Delaying retirement has the dual benefit of delaying the number of years you'll need to live off of retirement savings and providing additional earning years to save. If you continue to work, you can continue to contribute to your company's defined contribution plan and increase your retirement savings. Working longer may also increase your social security benefit since your final work years are frequently your highest earning years.

Some companies, and even some federal government agencies, are now offering a phased retirement option. This program allows workers to shift to part-time employment while retaining other benefits. According to a survey from the Society for Human Resource Management, 30% of companies that have strategies to retain older workers have phased or gradual retirement programs for them. These programs allow older workers to start the transition to retired life while allowing their company to bring on younger workers who can benefit from the mentoring of these experienced employees.

Some seniors may choose to retire from full-time employment but work part-time. Seniors may be able to use part-time work to explore an interest in another field, provide structure and meaning to the day, and provide additional income for living expenses.

4. Utilize the equity in your home

For most seniors approaching retirement, home equity is their largest store of savings. Homeowners can access home equity by downsizing or getting a reverse mortgage.

Downsizing can be a great solution for accessing home equity and reducing ongoing expenses in retirement. Studies show that taxes, insurance, upkeep, and utilities account for nearly 30% of retired homeowner expenditures. Downsizing can cut many of these expenses.

A reverse mortgage may be a good option for homeowners who want to use their home's equity but don't want to move. Homeowners can use a reverse mortgage to access equity as a lump sum, a line of credit, lifetime payments, or a stream of payments for period of time.

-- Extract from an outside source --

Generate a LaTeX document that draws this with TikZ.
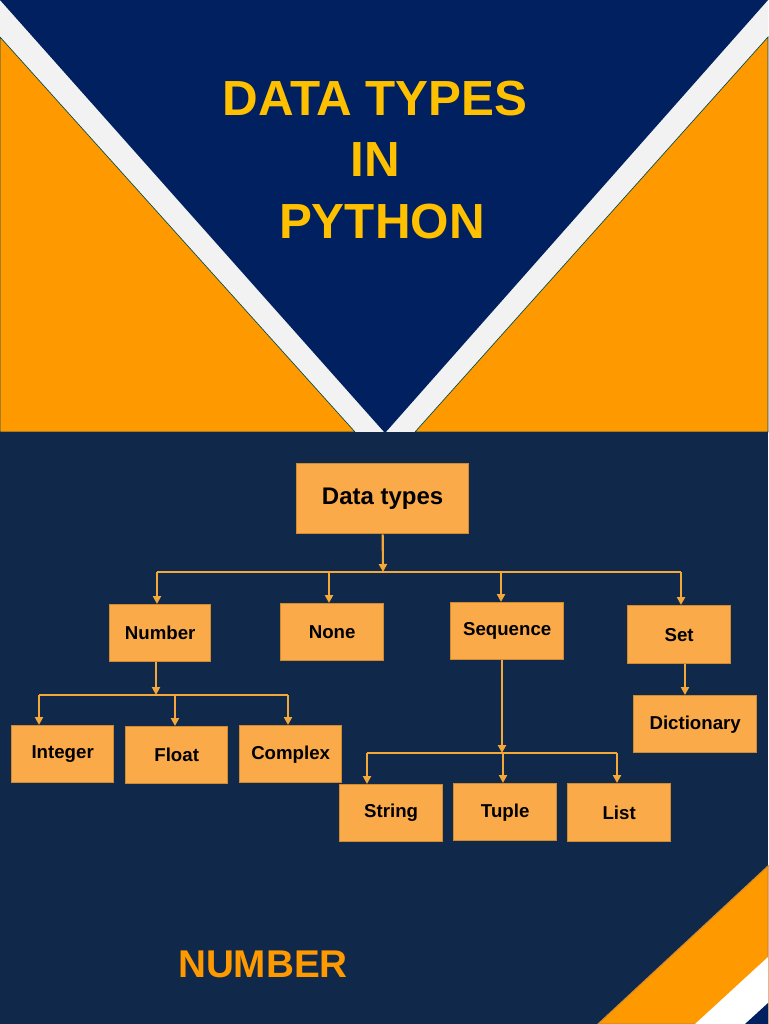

While both downsizing and reverse mortgages can be time-consuming and have fees and closing costs, either can be a great source of income for some retirees.

It's not too late

If you're behind in your retirement savings, it's not too late to make a big impact on the money you'll have for retirement. Utilize the retirement plan catch-up contributions in your direct contribution plan or IRA. Cut expenses and use the extra funds to invest or pay off debt. Consider delaying full retirement and continue to work full-time or part-time. You may also choose to use the equity in your home by downsizing or using a reverse mortgage. The sooner you make changes, the more money you'll be able to save.